In diese Idylle bricht nun die chinesische Bürokratie und Ideologie hinein. Direktor Bao (Yin Zhusheng) übermittelt den Schafhirten einen Parteibefehl aus Peking: Die Wölfe werden als Feinde angesehen, weswegen im Frühjahr alle Wolfswelpen getötet werden sollen. Die Mongolen töten zwar die Jungtiere, dem Studenten gelingt es aber, einen letzten Wolfswelpen zu verstecken und ihn heimlich aufzuziehen. Dies wird nicht nur von den Mongolen mit Argwohn beobachtet, weil ein Wolf in Gefangenschaft gegen ihre Traditionen verstößt, sondern auch von den linientreuen Chinesen, die in der Steppe chinesische Bauern ansiedeln wollen. Weil durch die Siedlungspolitik den Wölfen ihre natürliche Lebensgrundlage geraubt wird, holt ein Rudel ausgehungerter Wölfe zu einem Schlag gegen die Menschensiedlungen aus.
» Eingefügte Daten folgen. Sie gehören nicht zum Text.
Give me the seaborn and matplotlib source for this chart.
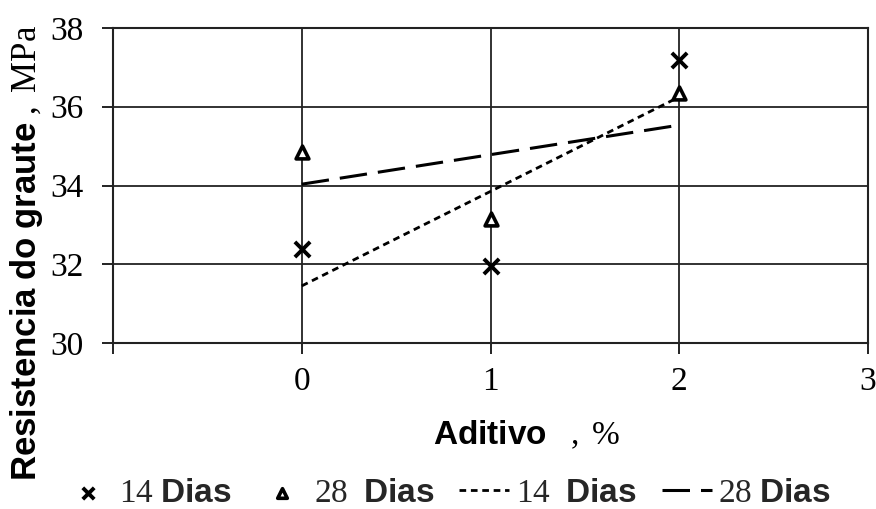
import numpy as np
import pandas as pd
import matplotlib
matplotlib.use("Agg")
import matplotlib.pyplot as plt
import seaborn as sns

# Compressive strength of the grout vs. additive content
aditivo = [0, 1, 2]
dias_14 = [32.4, 31.95, 37.2]
dias_28 = [34.85, 33.15, 36.35]

x_ticks = [-1, 0, 1, 2, 3]
x_ticklabels = ["", "0", "1", "2", "3"]
y_ticks = [30, 32, 34, 36, 38]

lab_14 = r"$\mathrm{14}\ \mathbf{Dias}$"
lab_28 = r"$\mathrm{28}\ \ \mathbf{Dias}$"
lab_14_fit = r"$\mathrm{14}\ \ \mathbf{Dias}$"
lab_28_fit = r"$\mathrm{28}\ \mathbf{Dias}$"

sns.set_theme(style="white")
plt.rcParams.update({
    "font.family": ["Liberation Serif", "DejaVu Serif"],
    "mathtext.fontset": "custom",
    "mathtext.rm": "Liberation Serif",
    "mathtext.bf": "Liberation Sans:bold",
    "mathtext.it": "Liberation Serif:italic",
    "mathtext.sf": "Liberation Sans",
})

df = pd.DataFrame({"aditivo": aditivo, "d14": dias_14, "d28": dias_28})

fig = plt.figure(figsize=(8.76, 5.09), dpi=100)
ax = fig.add_axes([113 / 876, 1 - 343 / 509, 755 / 876, 315 / 509])

# measured points
sns.scatterplot(data=df, x="aditivo", y="d14", marker="x", s=120,
                color="black", linewidth=2.8, ax=ax, label=lab_14, zorder=5)
sns.scatterplot(data=df, x="aditivo", y="d28", marker="^", s=85,
                facecolor="white", edgecolor="black", linewidth=2.6,
                ax=ax, label=lab_28, zorder=5)

# linear trend lines
sns.regplot(data=df, x="aditivo", y="d14", scatter=False, ci=None,
            truncate=True, color="black", ax=ax, label=lab_14_fit,
            line_kws=dict(linewidth=2.0, linestyle=(0, (2.4, 1.7)), zorder=4))
sns.regplot(data=df, x="aditivo", y="d28", scatter=False, ci=None,
            truncate=True, color="black", ax=ax, label=lab_28_fit,
            line_kws=dict(linewidth=2.2, linestyle=(0, (9.0, 3.6)), zorder=4))

ax.set_xlim(-1, 3)
ax.set_ylim(30, 38)
ax.set_xticks(x_ticks)
ax.set_xticklabels(x_ticklabels)
ax.set_yticks(y_ticks)
ax.grid(True, color="#222222", linewidth=1.3)
ax.set_axisbelow(True)
for sp in ax.spines.values():
    sp.set_visible(True)
    sp.set_color("#222222")
    sp.set_linewidth(1.5)
ax.tick_params(axis="both", direction="out", length=8, width=1.4,
               color="#222222", labelsize=24, labelcolor="black",
               bottom=True, left=True)
ax.tick_params(axis="x", pad=9)
ax.tick_params(axis="y", pad=13)

ax.set_xlabel(r"$\mathbf{Aditivo}\ \ \ \mathrm{,\ \%}$", fontsize=24, color="black")
ax.xaxis.set_label_coords(0.548, -0.24)
ax.set_ylabel(r"$\mathbf{Resistencia\ do\ graute}\ \mathrm{,\ MPa}$", fontsize=25, color="black")
ax.yaxis.set_label_coords(-0.09, 0.285)

handles, labels = ax.get_legend_handles_labels()
if ax.get_legend() is not None:
    ax.get_legend().remove()
fig.legend(handles, labels, loc="lower center", ncol=4, frameon=False,
           fontsize=24, handlelength=1.5, handletextpad=0.2,
           columnspacing=0.75, markerscale=0.75,
           bbox_to_anchor=(0.51, -0.058))

fig.savefig("out.png", dpi=100, facecolor="white")
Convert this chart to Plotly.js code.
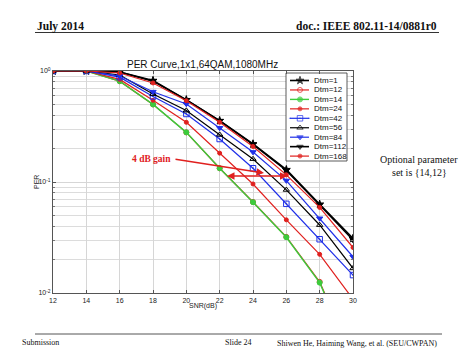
<!DOCTYPE html>
<html>
<head>
<meta charset="utf-8">
<script src="https://cdn.plot.ly/plotly-3.0.1.min.js"></script>
<style>html,body{margin:0;padding:0;background:#fff;}#chart{width:474px;height:355px;}</style>
</head>
<body>
<div id="chart"></div>
<script>
// ---- data ----
const snr = [12, 14, 16, 18, 20, 22, 24, 26, 28, 30];
const dtmNames = ['Dtm=1','Dtm=12','Dtm=14','Dtm=24','Dtm=42','Dtm=56','Dtm=84','Dtm=112','Dtm=168'];
const per_dtm1   = [1, 1, 0.98, 0.82, 0.55, 0.357, 0.220, 0.129, 0.063, 0.0310];
const per_dtm12  = [1, 1, 0.81, 0.50, 0.28, 0.133, 0.066, 0.0320, 0.0126, 0.0026];
const per_dtm14  = [1, 1, 0.81, 0.50, 0.28, 0.133, 0.0658, 0.0318, 0.0124, 0.0025];
const per_dtm24  = [1, 1, 0.84, 0.545, 0.345, 0.182, 0.096, 0.0456, 0.0223, 0.0088];
const per_dtm42  = [1, 1, 0.88, 0.59, 0.41, 0.244, 0.133, 0.0636, 0.0305, 0.0145];
const per_dtm56  = [1, 1, 0.92, 0.62, 0.44, 0.267, 0.161, 0.085, 0.041, 0.0167];
const per_dtm84  = [1, 1, 0.90, 0.65, 0.505, 0.307, 0.186, 0.103, 0.047, 0.0212];
const per_dtm112 = [1, 1, 0.98, 0.81, 0.55, 0.355, 0.218, 0.127, 0.062, 0.0300];
const per_dtm168 = [1, 1, 0.96, 0.78, 0.54, 0.345, 0.209, 0.116, 0.059, 0.0257];
const perSeries = [per_dtm1, per_dtm12, per_dtm14, per_dtm24, per_dtm42, per_dtm56, per_dtm84, per_dtm112, per_dtm168];
const xTicks = [12, 14, 16, 18, 20, 22, 24, 26, 28, 30];
const yTickVals = [0.01, 0.1, 1];
const yTickText = ['10<sup>-2</sup>', '10<sup>-1</sup>', '10<sup>0</sup>'];

// ---- styles ----
const RED = '#e0201e', GREEN = '#3ccc3c', BLUE = '#1f2fe8', BLACK = '#000000';
const styles = [
  {color: BLACK, symbol: 'star', size: 6, width: 1.6},
  {color: RED, symbol: 'circle-open', size: 5, width: 1.2},
  {color: GREEN, symbol: 'circle', size: 5, width: 1.4},
  {color: RED, symbol: 'circle', size: 4, width: 1.2},
  {color: BLUE, symbol: 'square-open-dot', size: 5.5, width: 1.2},
  {color: BLACK, symbol: 'triangle-up-open', size: 5.5, width: 1.2},
  {color: BLUE, symbol: 'triangle-down', size: 5.5, width: 1.2},
  {color: BLACK, symbol: 'triangle-down', size: 5.5, width: 1.6},
  {color: RED, symbol: 'circle', size: 4, width: 1.2}
];

// plot area in pixels
const L = 53, R = 353, T = 71, B = 293;
const px = x => (x - L) / (R - L);
const py = y => (B - y) / (B - T);

const traces = perSeries.map((vals, i) => ({
  x: snr, y: vals, type: 'scatter', mode: 'lines+markers', name: dtmNames[i],
  showlegend: false,
  line: {color: styles[i].color, width: styles[i].width},
  marker: {color: styles[i].color, symbol: styles[i].symbol, size: styles[i].size,
           line: {color: styles[i].color, width: 1}}
}));

// custom legend on a pixel-space overlay axis
const legL = 286, legR = 347, legT = 73, legB = 161;
traces.push({
  x: [legL, legR, legR, legL, legL], y: [legT, legT, legB, legB, legT],
  xaxis: 'x2', yaxis: 'y2', type: 'scatter', mode: 'lines', fill: 'toself',
  fillcolor: '#ffffff', line: {color: '#333', width: 0.8}, showlegend: false, hoverinfo: 'skip'
});
const annotations = [];
dtmNames.forEach((n, i) => {
  const yy = 80.5 + i * 9.45;
  traces.push({
    x: [290, 300, 309], y: [yy, yy, yy], xaxis: 'x2', yaxis: 'y2', type: 'scatter',
    mode: 'lines+markers', showlegend: false, hoverinfo: 'skip', cliponaxis: false,
    line: {color: styles[i].color, width: styles[i].width},
    marker: {color: styles[i].color, symbol: styles[i].symbol, size: [0, styles[i].size, 0],
             line: {color: styles[i].color, width: 1}}
  });
  annotations.push({xref: 'paper', yref: 'paper', x: px(312), y: py(yy), xanchor: 'left', yanchor: 'middle',
    text: n, showarrow: false, font: {family: 'Liberation Sans, Arial', size: 8, color: '#111'}});
});

const serif = 'Liberation Serif, Times New Roman, serif';
const sans = 'Liberation Sans, Arial, sans-serif';
annotations.push(
  {xref: 'paper', yref: 'paper', x: px(202), y: py(64), text: 'PER Curve,1x1,64QAM,1080MHz', showarrow: false,
   xanchor: 'center', yanchor: 'middle', font: {family: sans, size: 10, color: '#111'}},
  {xref: 'paper', yref: 'paper', x: px(203), y: py(306), text: 'SNR(dB)', showarrow: false,
   xanchor: 'center', yanchor: 'middle', font: {family: sans, size: 7, color: '#222'}},
  {xref: 'paper', yref: 'paper', x: px(36), y: py(182), text: 'PER', showarrow: false, textangle: -90,
   xanchor: 'center', yanchor: 'middle', font: {family: sans, size: 7, color: '#222'}},
  {xref: 'paper', yref: 'paper', x: px(35), y: py(26), text: '<b>July 2014</b>', showarrow: false,
   xanchor: 'left', yanchor: 'middle', font: {family: serif, size: 11.5, color: '#111'}},
  {xref: 'paper', yref: 'paper', x: px(439), y: py(26), text: '<b>doc.: IEEE 802.11-14/0881r0</b>', showarrow: false,
   xanchor: 'right', yanchor: 'middle', font: {family: serif, size: 11.5, color: '#111'}},
  {xref: 'paper', yref: 'paper', x: px(20), y: py(342), text: 'Submission', showarrow: false,
   xanchor: 'left', yanchor: 'middle', font: {family: serif, size: 8, color: '#111'}},
  {xref: 'paper', yref: 'paper', x: px(238), y: py(342), text: 'Slide 24', showarrow: false,
   xanchor: 'center', yanchor: 'middle', font: {family: serif, size: 8, color: '#111'}},
  {xref: 'paper', yref: 'paper', x: px(439), y: py(343), text: 'Shiwen He, Haiming Wang, et al. (SEU/CWPAN)', showarrow: false,
   xanchor: 'right', yanchor: 'middle', font: {family: serif, size: 8, color: '#111'}},
  {xref: 'paper', yref: 'paper', x: px(419), y: py(159), text: 'Optional parameter', showarrow: false,
   xanchor: 'center', yanchor: 'middle', font: {family: serif, size: 10, color: '#111'}},
  {xref: 'paper', yref: 'paper', x: px(419), y: py(172.5), text: 'set is {14,12}', showarrow: false,
   xanchor: 'center', yanchor: 'middle', font: {family: serif, size: 10, color: '#111'}},
  {xref: 'paper', yref: 'paper', x: px(151), y: py(158.5), text: '<b>4 dB gain</b>', showarrow: false,
   xanchor: 'center', yanchor: 'middle', font: {family: serif, size: 9.5, color: RED}},
  {xref: 'paper', yref: 'paper', x: px(264), y: py(173), ax: -90, ay: -14, text: '', showarrow: true,
   arrowhead: 2, arrowsize: 1, arrowwidth: 1.5, arrowcolor: RED, standoff: 0, startstandoff: 0},
  {xref: 'paper', yref: 'paper', x: px(227), y: py(176), ax: 62, ay: 0, text: '', showarrow: true,
   arrowhead: 2, startarrowhead: 2, arrowside: 'end+start', arrowsize: 1, arrowwidth: 1.5, arrowcolor: RED,
   standoff: 0, startstandoff: 0}
);

const shapes = [
  {type: 'line', xref: 'paper', yref: 'paper', x0: px(35), x1: px(439), y0: py(32.5), y1: py(32.5),
   line: {color: '#333', width: 1}},
  {type: 'line', xref: 'paper', yref: 'paper', x0: px(35), x1: px(442), y0: py(334), y1: py(334),
   line: {color: '#555', width: 1}}
];

const minorVals = [];
[0.01, 0.1].forEach(d => { for (let k = 2; k <= 9; k++) minorVals.push(d * k); });

const layout = {
  width: 474, height: 355,
  margin: {l: L, r: 474 - R, t: T, b: 355 - B, pad: 0},
  paper_bgcolor: '#ffffff', plot_bgcolor: '#ffffff',
  showlegend: false,
  xaxis: {
    range: [12, 30], tickvals: xTicks, ticks: 'inside', ticklen: 3, tickcolor: '#555',
    showline: true, linecolor: '#555', linewidth: 1, mirror: 'ticks',
    showgrid: true, gridcolor: '#d6d6d6', gridwidth: 1, zeroline: false,
    tickfont: {family: sans, size: 7, color: '#222'}, ticklabelstandoff: 1
  },
  yaxis: {
    type: 'log', range: [-2, 0], tickvals: yTickVals, ticktext: yTickText,
    ticks: 'inside', ticklen: 3, tickcolor: '#555',
    showline: true, linecolor: '#555', linewidth: 1, mirror: 'ticks',
    showgrid: true, gridcolor: '#d6d6d6', gridwidth: 1, zeroline: false,
    tickfont: {family: sans, size: 7, color: '#222'},
    minor: {tickvals: minorVals, ticks: 'inside', ticklen: 2, tickcolor: '#777',
            showgrid: true, gridcolor: '#dcdcdc', gridwidth: 1}
  },
  xaxis2: {overlaying: 'x', range: [L, R], visible: false, fixedrange: true},
  yaxis2: {overlaying: 'y', range: [B, T], visible: false, fixedrange: true},
  annotations: annotations,
  shapes: shapes
};

Plotly.newPlot('chart', traces, layout, {displayModeBar: false, staticPlot: true});
</script>
</body>
</html>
„Der letzte Wolf“ beschreibt nicht nur eine „wunderbare Freundschaft“ zwischen Mensch und Tier. Regisseur Jean-Jacques Annaud wollte mit seiner Verfilmung des Bestsellers von Lü Jiamin darüber hinaus auf die Umweltzerstörung aufmerksam machen: „Die großen Weiten und die Schönheit der Steppe machen einen ganz wichtigen Teil in diesem Film aus. Der mongolische Wolf steht als ein Symbol für das Leben in der Wildnis. Der Autor des Buches, Lü Jiamin, wurde Zeuge, mit welcher Ignoranz die Umwelt in den sechziger Jahren zerstört wurde. Fehler dieser riesigen Größenordnung hat man nicht nur in China, sondern leider überall auf der Welt begangen.“

Die Kamera von Jean Marie Dreujou fängt großartige Aufnahmen ein, nicht nur der Landschaft, sondern insbesondere auch der Wölfe. Laut Regisseur Annaud wurde Computertechnik in etwa 15 Einstellungen, in Totalen und schnell geschnittenen Szenen, eingesetzt. Die restlichen Szenen entstanden mit den 16 echten Steppenwölfen, die vom Tiertrainer Andrew Simpson zwei Jahre lang vor Beginn der Dreharbeiten aufgezogen wurden. Höhepunkt der Tierszenen ist eine Verfolgungssequenz zwischen Wölfen und Pferden im Schneegestöber.

Angesichts solch beeindruckender Naturaufnahmen tritt jedoch das Erzählerische in den Hintergrund. Die Konflikte, die etwa durch die Ansiedlung chinesischer Bauern entstehen, entwickelt Jean-Jacques Annaud kaum. Die dahinterstehende chinesische Expansionspolitik kann der Zuschauer in „Der letzte Wolf“ höchstens erahnen. Annauds Leidenschaft gilt offensichtlich den Wölfen und den mythologischen Erzählungen der mongolischen Nomaden über das Zusammenleben von Mensch und Tier, die Chen Zhen zu Beginn aus dem Munde des alten Bilig hört, während die Kamera den Studenten und den alten Nomaden bei der Beobachtung der Wölfe zeigt. Insgesamt verwendet „Der letzte Wolf“ mehr Sorgfalt auf die Natur beziehungsweise auf die Anklage wegen der Umweltzerstörung und auf die zugegeben imponierenden Naturaufnahmen, als auf die zwischenmenschlichen Beziehungen. Die eigentliche Wandlung des Studenten, der laut Anweisung seitens des Regimes den „primitiven Nomaden“ Lesen und Schreiben beibringen soll, zu einem die Traditionen der Mongolen liebenden jungen Menschen, wird mehr behauptet als glaubwürdig entwickelt.